We know that the earth has seen several Ice Ages.
And we know the Earth's magnetic poles seem to flip once in a while.
Could all of this be explained by a once every 250 Million Years or so the Earth actually rotates head over heels, so to speak?
The answer, although I am not a geophysicist, is a definitive no. The main way we can tell that pole reversal happens is with the direction of magnetisation of ferrous ores. One looks at the magnetisation versus age in the ferrous ores and then dates the ore by standard techniques. From this we can deduce where the poles were relative to the particular bit of iron bearing stone in question. If the whole Earth flipped over, the relative orientation of the magnetic field and stone would not change, and we would not see the geomagnetic record we see today.
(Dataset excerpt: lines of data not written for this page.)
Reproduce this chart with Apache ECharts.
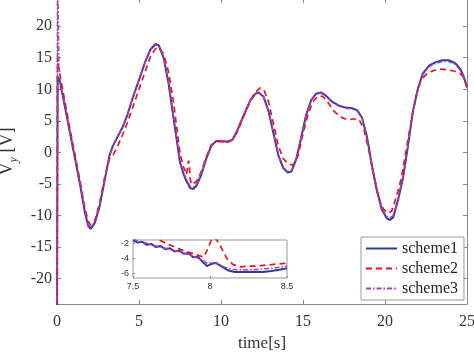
<!DOCTYPE html>
<html>
<head>
<meta charset="utf-8">
<script src="https://cdn.jsdelivr.net/npm/echarts@6/dist/echarts.min.js"></script>
<style>html,body{margin:0;padding:0;background:#fff;}#c{width:474px;height:353px;}</style>
</head>
<body>
<div id="c"></div>
<script>
// ---- main plot data ----
var time1 = [0,0.04,0.2,0.5,0.8,1.1,1.4,1.7,1.9,2.05,2.3,2.6,2.9,3.2,3.4,3.7,4.0,4.3,4.6,5.0,5.4,5.7,6.0,6.2,6.5,6.8,7.1,7.3,7.5,7.7,7.9,8.0,8.1,8.3,8.5,8.8,9.1,9.4,9.7,10.0,10.4,10.7,11.0,11.4,11.8,12.1,12.3,12.6,12.9,13.2,13.5,13.8,14.1,14.3,14.6,14.9,15.2,15.5,15.8,16.1,16.4,16.8,17.2,17.6,18.0,18.3,18.6,18.9,19.2,19.5,19.8,20.1,20.3,20.5,20.8,21.1,21.4,21.7,22.0,22.3,22.7,23.1,23.5,23.9,24.3,24.6,24.8,25.0];
var scheme1 = [-30,12,11,7.0,3.0,-1.0,-5.0,-9.5,-11.6,-12.1,-11.2,-8.5,-4.5,-0.5,1.0,2.5,4.0,6.0,8.5,11.5,14.5,16.3,17.2,17.0,15.0,11.0,5.5,2.0,-1.6,-3.3,-4.6,-5.0,-5.6,-5.8,-5.3,-3.5,-1.0,1.0,1.8,1.8,1.7,2.0,3.5,6.0,8.3,9.3,9.5,8.8,6.5,3.0,-0.5,-2.5,-3.2,-3.0,-1.0,2.5,6.0,8.3,9.3,9.5,9.0,8.0,7.4,7.1,7.0,6.7,5.5,2.5,-2.0,-6.0,-9.0,-10.4,-10.7,-10.3,-7.5,-4.0,1.0,6.5,10.0,12.5,13.8,14.3,14.6,14.6,14.1,13.2,12.0,10.3];

var time2 = [0,0.03,0.12,0.25,0.5,0.8,1.1,1.4,1.7,1.9,2.05,2.3,2.6,2.9,3.2,3.4,3.7,4.0,4.3,4.6,5.0,5.4,5.7,6.0,6.2,6.5,6.8,7.1,7.3,7.5,7.7,7.9,7.97,8.02,8.06,8.12,8.2,8.3,8.5,8.8,9.1,9.4,9.7,10.0,10.4,10.7,11.0,11.4,11.8,12.1,12.4,12.6,12.9,13.2,13.5,13.8,14.1,14.4,14.7,15.0,15.3,15.6,15.9,16.2,16.5,16.9,17.3,17.7,18.1,18.4,18.7,19.0,19.3,19.6,19.9,20.2,20.4,20.7,21.0,21.3,21.6,21.9,22.2,22.6,23.0,23.4,23.8,24.2,24.6,24.8,25.0];
var scheme2 = [-30,15,13,11.3,7.8,3.6,-0.4,-4.4,-8.8,-10.9,-11.5,-10.8,-8.0,-4.0,-1.0,-0.5,1.0,2.8,4.8,7.0,10.0,13.0,15.2,16.4,16.6,15.6,12.8,8.0,4.0,-0.2,-2.2,-3.5,-3.8,-1.3,-1.8,-4.2,-5.1,-5.0,-4.6,-3.0,-0.7,1.2,1.7,1.7,1.6,2.0,3.3,5.8,8.3,9.6,10.2,10.0,8.0,4.5,1.0,-1.0,-1.8,-2.0,-0.5,3.0,6.0,8.0,8.9,8.9,8.0,6.5,5.6,5.2,5.3,5.3,3.8,0.5,-3.5,-7.0,-9.0,-9.6,-9.3,-7.0,-4.0,0.5,5.0,9.0,11.5,12.6,13.0,13.2,13.1,12.9,12.5,11.8,10.5];

var time3 = [0,0.03,0.12,0.2,0.5,0.8,1.1,1.4,1.7,1.9,2.05,2.3,2.6,2.9,3.2,3.4,3.7,4.0,4.3,4.6,5.0,5.4,5.7,6.0,6.2,6.5,6.8,7.1,7.3,7.5,7.7,7.9,8.0,8.1,8.3,8.5,8.8,9.1,9.4,9.7,10.0,10.4,10.7,11.0,11.4,11.8,12.1,12.3,12.6,12.9,13.2,13.5,13.8,14.1,14.3,14.6,14.9,15.2,15.5,15.8,16.1,16.4,16.8,17.2,17.6,18.0,18.3,18.6,18.9,19.2,19.5,19.8,20.1,20.3,20.5,20.8,21.1,21.4,21.7,22.0,22.3,22.7,23.1,23.5,23.9,24.3,24.6,24.8,25.0];
var scheme3 = [-30,30,14,11.2,7.2,3.2,-0.8,-4.8,-9.3,-11.4,-11.9,-11.0,-8.3,-4.3,-0.4,1.1,2.6,4.1,6.0,8.5,11.5,14.5,16.3,17.0,16.9,15.0,11.2,5.8,2.2,-1.5,-3.1,-4.3,-4.7,-5.3,-5.5,-5.0,-3.3,-0.8,1.1,1.9,1.9,1.8,2.1,3.6,6.0,8.3,9.3,9.5,8.8,6.5,3.1,-0.4,-2.4,-3.0,-2.8,-0.8,2.6,6.1,8.3,9.2,9.4,8.9,7.9,7.3,7.0,6.9,6.6,5.4,2.4,-2.0,-5.8,-8.8,-10.1,-10.4,-10.0,-7.3,-3.8,1.1,6.4,9.8,12.3,13.6,14.1,14.4,14.4,13.9,13.0,11.9,10.2];

// ---- inset (zoom 7.5 - 8.5 s) data ----
var insetTime1 = [7.5,7.53,7.56,7.59,7.62,7.65,7.68,7.71,7.74,7.77,7.8,7.83,7.86,7.89,7.92,7.95,7.98,8.01,8.04,8.08,8.12,8.16,8.22,8.28,8.34,8.4,8.45,8.5];
var insetScheme1 = [-1.55,-1.85,-1.75,-2.15,-2.05,-2.45,-2.3,-2.75,-2.6,-3.05,-2.9,-3.35,-3.25,-3.8,-3.7,-4.4,-5.0,-4.7,-4.6,-5.1,-5.6,-5.8,-5.8,-5.75,-5.8,-5.65,-5.5,-5.3];
var insetTime2 = [7.5,7.6,7.67,7.73,7.79,7.84,7.9,7.96,7.99,8.01,8.03,8.05,8.08,8.11,8.15,8.2,8.25,8.3,8.35,8.4,8.45,8.5];
var insetScheme2 = [0.3,-0.8,-1.5,-2.1,-2.6,-3.0,-3.4,-3.8,-2.5,-1.4,-1.2,-1.7,-2.8,-4.0,-4.8,-5.1,-5.0,-5.0,-4.9,-4.8,-4.7,-4.6];
var insetTime3 = [7.5,7.55,7.6,7.65,7.7,7.75,7.8,7.85,7.9,7.95,7.98,8.02,8.05,8.1,8.15,8.2,8.3,8.4,8.5];
var insetScheme3 = [-1.4,-1.7,-2.0,-2.3,-2.55,-2.85,-3.1,-3.4,-3.75,-4.2,-4.6,-4.5,-4.7,-5.2,-5.45,-5.5,-5.45,-5.3,-5.0];

// ---- ticks / labels ----
var seriesNames = ['scheme1','scheme2','scheme3'];
var yTicks = [-20,-15,-10,-5,0,5,10,15,20];
var insetYTicks = [-6,-4,-2];

function pairs(t, v) { return t.map(function (x, i) { return [x, v[i]]; }); }

var C1 = '#2E3C9E', C2 = '#E8151E', C3 = '#B03CB0';
var AX = '#8a8a8a';
var SERIF = 'Liberation Serif, Times New Roman, serif';
var SANS = 'Liberation Sans, Arial, sans-serif';

var chart = echarts.init(document.getElementById('c'), null, {renderer: 'canvas'});

var style1 = {color: C1, width: 2, type: 'solid'};
var style2 = {color: C2, width: 1.7, type: [6, 4]};
var style3 = {color: C3, width: 1.5, type: [5, 2, 1.5, 2]};

function mk(name, data, style, xi, yi, z) {
  return {
    name: name, type: 'line', data: data, xAxisIndex: xi, yAxisIndex: yi,
    symbol: 'none', lineStyle: style, itemStyle: {color: style.color},
    z: z, clip: true, animation: false
  };
}

chart.setOption({
  animation: false,
  backgroundColor: '#fff',
  grid: [
    {left: 57, right: 7, top: -1, bottom: 49, containLabel: false, outerBoundsMode: 'none'},
    {left: 133, width: 154, top: 240, height: 38, show: true, backgroundColor: '#fff',
     borderColor: '#999', borderWidth: 1, z: 10, containLabel: false, outerBoundsMode: 'none'}
  ],
  xAxis: [
    {type: 'value', gridIndex: 0, min: 0, max: 25, interval: 5, position: 'bottom',
     axisLine: {show: true, onZero: false, lineStyle: {color: AX}},
     axisTick: {show: true, inside: true, length: 4, lineStyle: {color: AX}},
     axisLabel: {color: '#333', fontFamily: SERIF, fontSize: 16, margin: 10},
     splitLine: {show: false},
     name: 'time[s]', nameLocation: 'middle', nameGap: 30,
     nameTextStyle: {color: '#333', fontFamily: SERIF, fontSize: 17}},
    {type: 'value', gridIndex: 0, min: 0, max: 25, interval: 5, position: 'top',
     axisLine: {show: true, onZero: false, lineStyle: {color: AX}},
     axisTick: {show: true, inside: true, length: 4, lineStyle: {color: AX}},
     axisLabel: {show: false}, splitLine: {show: false}},
    {type: 'value', gridIndex: 1, min: 7.5, max: 8.5, interval: 0.5,
     axisLine: {show: false, onZero: false},
     axisTick: {show: true, inside: true, length: 2, lineStyle: {color: AX}},
     axisLabel: {color: '#333', fontFamily: SANS, fontSize: 9, margin: 4},
     splitLine: {show: false}, z: 11}
  ],
  yAxis: [
    {type: 'value', gridIndex: 0, min: -24, max: 24.3, position: 'left',
     axisLine: {show: true, onZero: false, lineStyle: {color: AX}},
     axisTick: {show: true, inside: true, length: 4, customValues: yTicks, lineStyle: {color: AX}},
     axisLabel: {color: '#333', fontFamily: SERIF, fontSize: 16, margin: 5, customValues: yTicks},
     splitLine: {show: false},
     name: '{v|V}{s|y}{v| [V]}', nameLocation: 'middle', nameRotate: 90, nameGap: 32,
     nameTextStyle: {rich: {
       v: {fontFamily: SERIF, fontSize: 18, color: '#333', verticalAlign: 'top', lineHeight: 22},
       s: {fontFamily: SERIF, fontSize: 12, fontStyle: 'italic', color: '#333', verticalAlign: 'bottom', lineHeight: 12}
     }}},
    {type: 'value', gridIndex: 0, min: -24, max: 24.3, position: 'right',
     axisLine: {show: true, onZero: false, lineStyle: {color: AX}},
     axisTick: {show: true, inside: true, length: 4, customValues: yTicks, lineStyle: {color: AX}},
     axisLabel: {show: false}, splitLine: {show: false}},
    {type: 'value', gridIndex: 1, min: -6.6, max: -1.5,
     axisLine: {show: false, onZero: false},
     axisTick: {show: true, inside: true, length: 2, customValues: insetYTicks, lineStyle: {color: AX}},
     axisLabel: {color: '#333', fontFamily: SANS, fontSize: 9, margin: 4, customValues: insetYTicks},
     splitLine: {show: false}, z: 11}
  ],
  legend: {
    data: seriesNames, orient: 'vertical', left: 361, top: 237,
    itemWidth: 31, itemHeight: 14, itemGap: 3,
    padding: [3, 6, 3, 4],
    backgroundColor: '#fff', borderColor: '#999', borderWidth: 1, borderRadius: 0,
    itemStyle: {opacity: 0},
    textStyle: {color: '#222', fontFamily: SERIF, fontSize: 16, lineHeight: 17},
    z: 20
  },
  series: [
    mk(seriesNames[0], pairs(time1, scheme1), style1, 0, 0, 2),
    mk(seriesNames[1], pairs(time2, scheme2), style2, 0, 0, 3),
    mk(seriesNames[2], pairs(time3, scheme3), style3, 0, 0, 4),
    mk(seriesNames[0], pairs(insetTime1, insetScheme1), style1, 2, 2, 12),
    mk(seriesNames[1], pairs(insetTime2, insetScheme2), style2, 2, 2, 13),
    mk(seriesNames[2], pairs(insetTime3, insetScheme3), style3, 2, 2, 14)
  ]
});
</script>
</body>
</html>
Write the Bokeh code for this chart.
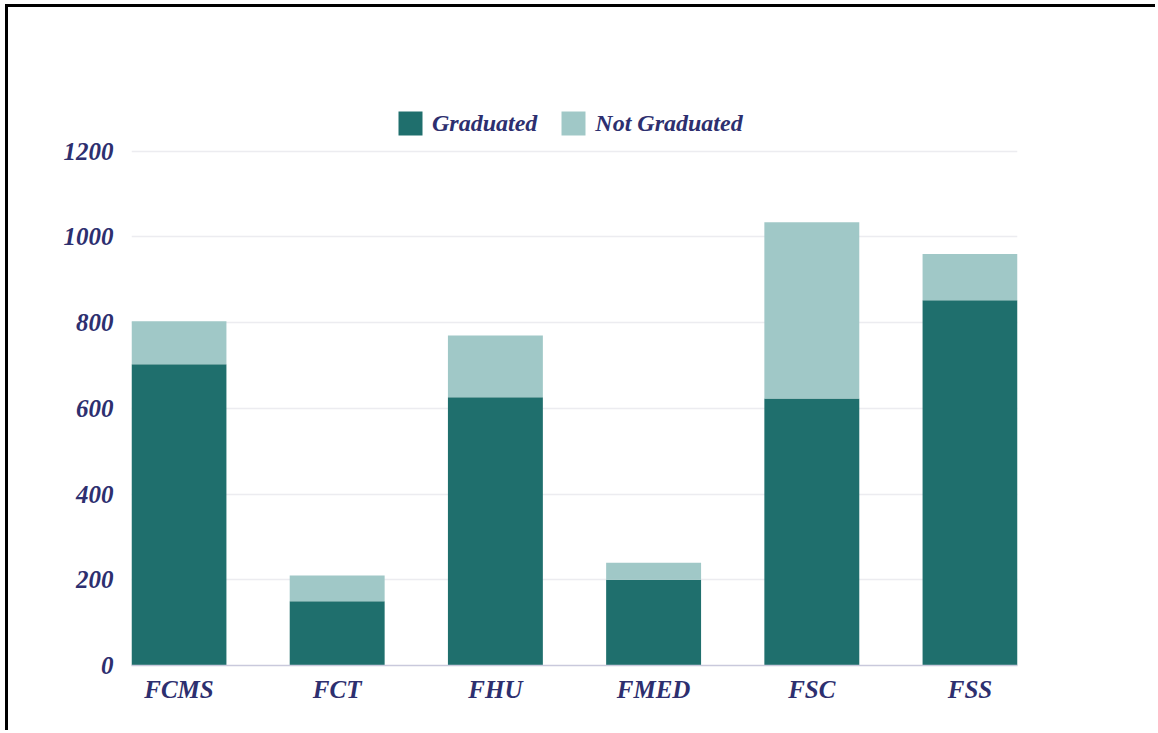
from bokeh.plotting import figure
from bokeh.models import ColumnDataSource, Legend, LegendItem, FixedTicker, Range1d
from bokeh.embed import file_html
from bokeh.resources import INLINE

faculties = ["FCMS", "FCT", "FHU", "FMED", "FSC", "FSS"]
graduated = [703, 150, 626, 200, 623, 852]
not_graduated = [100, 60, 144, 40, 411, 108]
y_ticks = [0, 200, 400, 600, 800, 1000, 1200]

FONT = "Liberation Serif"
TEXT = "#2d2f6f"
DARK = "#1f6f6d"
LIGHT = "#a0c8c7"

source = ColumnDataSource(dict(
    x=list(range(len(faculties))),
    graduated=graduated,
    not_graduated=not_graduated,
))

p = figure(width=1150, height=726, output_backend="svg", toolbar_location=None,
           x_range=Range1d(-0.3, len(faculties) - 0.7), y_range=Range1d(0, 1330),
           min_border_left=123, min_border_right=141, min_border_top=88,
           min_border_bottom=68, outline_line_color=None)
p.styles = {"border-left": "3px solid black", "border-top": "3px solid black",
            "position": "relative", "left": "5px", "top": "4px"}

rs = p.vbar_stack(["graduated", "not_graduated"], x="x", width=0.6, source=source,
                  color=[DARK, LIGHT], line_color=None)

legend = Legend(items=[LegendItem(label="Graduated", renderers=[rs[0]]),
                       LegendItem(label="Not Graduated", renderers=[rs[1]])],
                orientation="horizontal", location=(264, 527))
legend.glyph_width = 30
legend.glyph_height = 30
legend.label_text_font = FONT
legend.label_text_font_style = "bold italic"
legend.label_text_font_size = "24px"
legend.label_text_color = TEXT
legend.label_standoff = 7
legend.spacing = 21
legend.padding = 0
legend.margin = 0
legend.border_line_color = None
legend.background_fill_alpha = 0
p.add_layout(legend, "center")

p.xaxis.ticker = FixedTicker(ticks=list(range(len(faculties))))
p.xaxis.major_label_overrides = {i: f for i, f in enumerate(faculties)}
p.yaxis.ticker = FixedTicker(ticks=y_ticks)

for ax in (p.xaxis, p.yaxis):
    ax.major_label_text_font = FONT
    ax.major_label_text_font_style = "bold italic"
    ax.major_label_text_font_size = "25px"
    ax.major_label_text_color = TEXT
    ax.major_tick_line_color = None
    ax.minor_tick_line_color = None

p.xaxis.axis_line_color = "#c9c9dc"
p.xaxis.axis_line_width = 1.5
p.xaxis.major_label_standoff = 4
p.yaxis.axis_line_color = None
p.yaxis.major_label_standoff = 12

p.xgrid.grid_line_color = None
p.ygrid.grid_line_color = "#ececf0"
p.ygrid.grid_line_width = 1.5

open("out.html", "w").write(file_html(p, INLINE))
According to the Geomagnetic Reversal Wikipedia Page there was a complete reversal called the Laschamp Event 41 000 years ago such that the length of reversal- the time for the magnetic field to reverse then switch back - was only 440 years. Such a swift flipping over of the whole planet would be bound to have had whopping ecological effects which would be evident in fossil and atmospheric records (in ice). There are no such effects evident at that time. Indeed, in contrast, it seems that the ecological effect of pole reversal is mild: even species who find their way from the Earth's magnetic field direction (migratory birds and such like) are known to have lived through several reversals.